Top Chef Recap: Episode 5

Each week we bring you a recap of Top Chef: Boston, where our hometown heroes, Gregory Gourdet and Doug Adams, are facing off against 14 other challengers from around the country. (Click here for a quick primer)
Last night’s episode, “It’s War,” launched with a chef’s-choice head-to-head battle using Reynolds Wrap products. If it isn’t already clear who the Quickfire sponsor is, Padma Lakshmi falls into a temporary fugue state and drones on and on about the virtues of the storied tin foil brand until guest Judge Jamie Bissonnette (chef/owner of Boston’s Toro) cuts her off.
Doug Adams confronts New York chef Adam Harvey. Everybody is scared to take on the show’s top seeded Greg Gourdet and ink.’s Mei Lin, so they end up pitted against each other. Gourdet picks “steamed dumplings” as his challenge, despite Lin’s unofficial title as the “Dumpling Princess.” Both of our hometown heroes win the challenge: Adams with steamed mussels in orange and saffron butter, Gourdet with his steamed shrimp dumplings with ginger and herbs.
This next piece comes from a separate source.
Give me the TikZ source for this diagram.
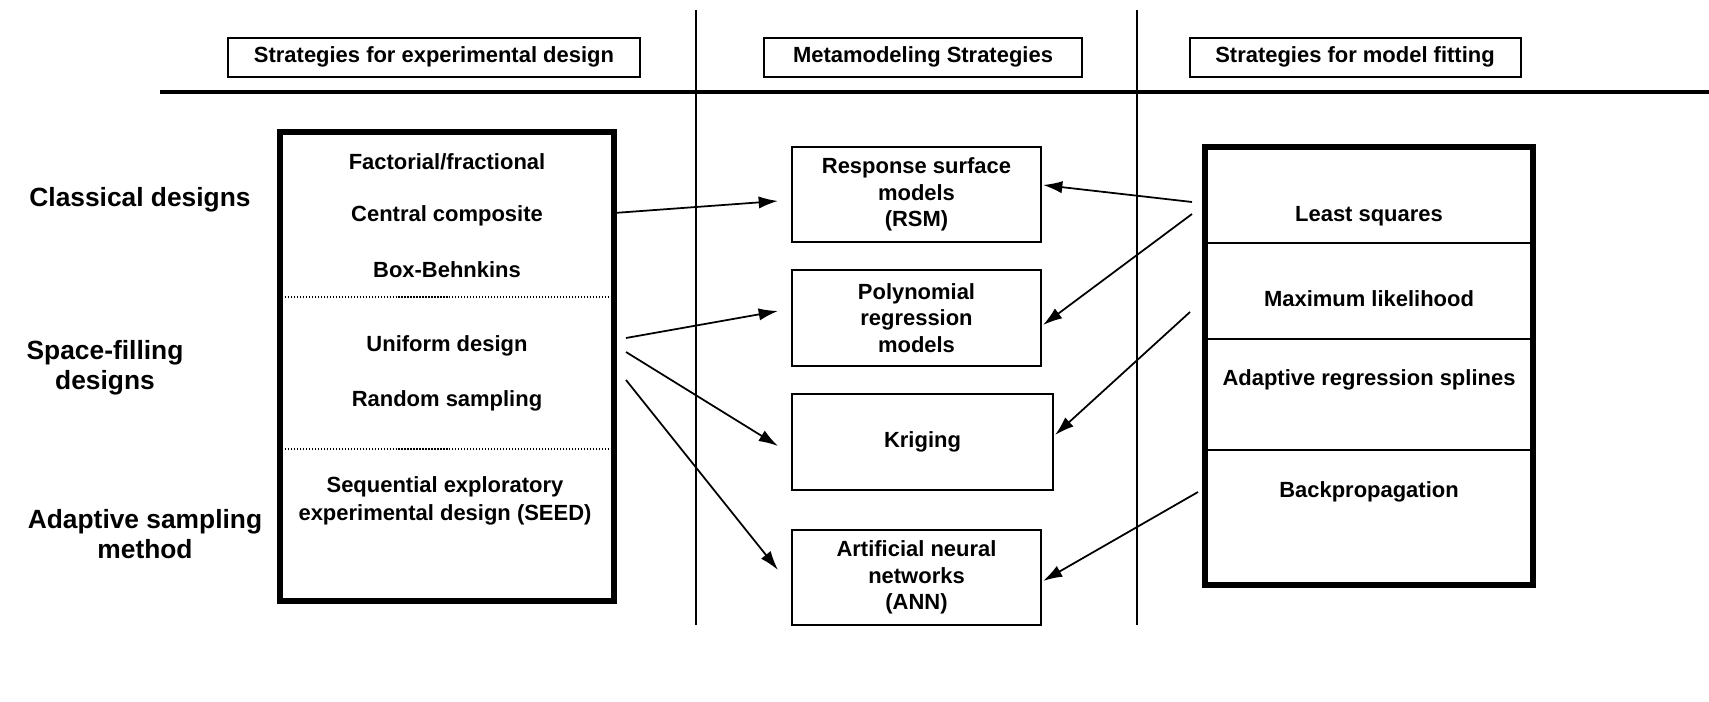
\documentclass[tikz,border=0pt]{standalone}
\usepackage{fontspec}
\setmainfont{Liberation Sans}
\usetikzlibrary{arrows.meta}
\begin{document}
\begin{tikzpicture}[x=0.02cm,y=-0.02cm,
 txt/.style={font=\bfseries\fontsize{12.5}{14}\selectfont,align=center,inner sep=0},
 big/.style={font=\bfseries\fontsize{15}{17}\selectfont,align=center,inner sep=0},
 hbox/.style={draw,line width=1pt},
 arr/.style={-{Latex[length=11pt,width=7pt]},line width=1pt}]
\useasboundingbox (0,0) rectangle (1709,702);
% headers
\draw[hbox] (228,38) rectangle (640,77);
\node[txt] (h1) at (434,57) {Strategies for experimental design};
\draw[hbox] (764,38) rectangle (1082,77);
\node[txt] (h2) at (923,57) {Metamodeling Strategies};
\draw[hbox] (1190,38) rectangle (1521,77);
\node[txt] (h3) at (1355,57) {Strategies for model fitting};
\draw[line width=2pt] (160,92) -- (1709,92);
\draw[line width=1.5pt] (696,10) -- (696,625);
\draw[line width=1.5pt] (1137,10) -- (1137,625);
% left labels
\node[big] (l1) at (140,200) {Classical designs};
\node[big] (l2) at (105,368) {Space-filling\\designs};
\node[big] (l3) at (145,534) {Adaptive sampling\\method};
% left box
\draw[line width=3.5pt] (280,132) rectangle (614,601);
\draw[line width=0.7pt,densely dotted] (282,297) -- (612,297);
\draw[line width=0.7pt,densely dotted] (282,449) -- (612,449);
\node[txt] (f1) at (447,162) {Factorial/fractional};
\node[txt] (f2) at (447,216) {Central composite};
\node[txt] (f3) at (447,270) {Box-Behnkins};
\node[txt] (f4) at (447,346) {Uniform design};
\node[txt] (f5) at (447,401) {Random sampling};
\node[txt] (f6) at (445,501) {Sequential exploratory\\[2pt]experimental design (SEED)};
% middle boxes
\node[hbox,txt,minimum width=249*0.02cm,minimum height=95*0.02cm] (rsm) at (916.5,194.5) {Response surface\\[1pt]models\\[1pt](RSM)};
\node[hbox,txt,minimum width=249*0.02cm,minimum height=96*0.02cm] (poly) at (916.5,318) {Polynomial\\[1pt]regression\\[1pt]models};
\node[hbox,txt,minimum width=261*0.02cm,minimum height=96*0.02cm] (krig) at (922.5,442) {Kriging};
\node[hbox,txt,minimum width=249*0.02cm,minimum height=95*0.02cm] (ann) at (916.5,577.5) {Artificial neural\\[1pt]networks\\[1pt](ANN)};
% right box
\draw[line width=3.5pt] (1205,147) rectangle (1533,585);
\draw[line width=0.8pt] (1207,243) -- (1531,243);
\draw[line width=0.8pt] (1207,339) -- (1531,339);
\draw[line width=0.8pt] (1207,450) -- (1531,450);
\node[txt] (m1) at (1369,216) {Least squares};
\node[txt] (m2) at (1369,299) {Maximum likelihood};
\node[txt] (m3) at (1369,380) {Adaptive regression splines};
\node[txt] (m4) at (1369,492) {Backpropagation};
% arrow coordinates
\coordinate (a1) at (614,213); \coordinate (b1) at (778,201);
\coordinate (a2) at (626,338); \coordinate (b2) at (778,311);
\coordinate (a3) at (626,352); \coordinate (b3) at (778,446);
\coordinate (a4) at (626,380); \coordinate (b4) at (778,570);
\coordinate (c1) at (1192,202); \coordinate (d1) at (1043,185);
\coordinate (c2) at (1192,214); \coordinate (d2) at (1043,325);
\coordinate (c3) at (1190,312); \coordinate (d3) at (1055,435);
\coordinate (c4) at (1198,492); \coordinate (d4) at (1043,581);
\foreach \i in {1,...,4}{\draw[arr] (a\i) -- (b\i); \draw[arr] (c\i) -- (d\i);}
\end{tikzpicture}
\end{document}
Next, the cheftestants are broken into the winning and losing Quickfire teams, with the chance to re-challenge their Quickfire nemesis. In Lakshmi’s mind, this loosely parallels to the Revolutionary War’s most perilous battles (at this point, I suspect Top Chef’s production staff has been replaced with a grade-school American history teacher). The battleground is set at the historic Watertown Arsenal, where a team of reenactors in full 18th Century regalia fire muskets, terrifying the cheftestants.

Adams makes a beef tartare with ginger aioli, but is narrowly defeated by Harvey. In the middle of the fray, Aaron Grissom spills his precious dashi and Katsuji Tanabe has a real panic attack.
For the fifth episode in a row, Gourdet wins, beating out Lin’s kimchi’d strip loin with a shitake mushroom, coconut milk, and turmeric green curry. Tom Colicchio is blown-away by Gourdet’s pinpoint seasoning. Grissom, the sneering meerkat of a cheftestant, is sent home for his mushy scallop noodles.
With only nine remaining, Gourdet and Lin have made themselves known as the clear frontrunners. Don’t count out Adams, Imperial’s Chef de Cuisine, quite yet though.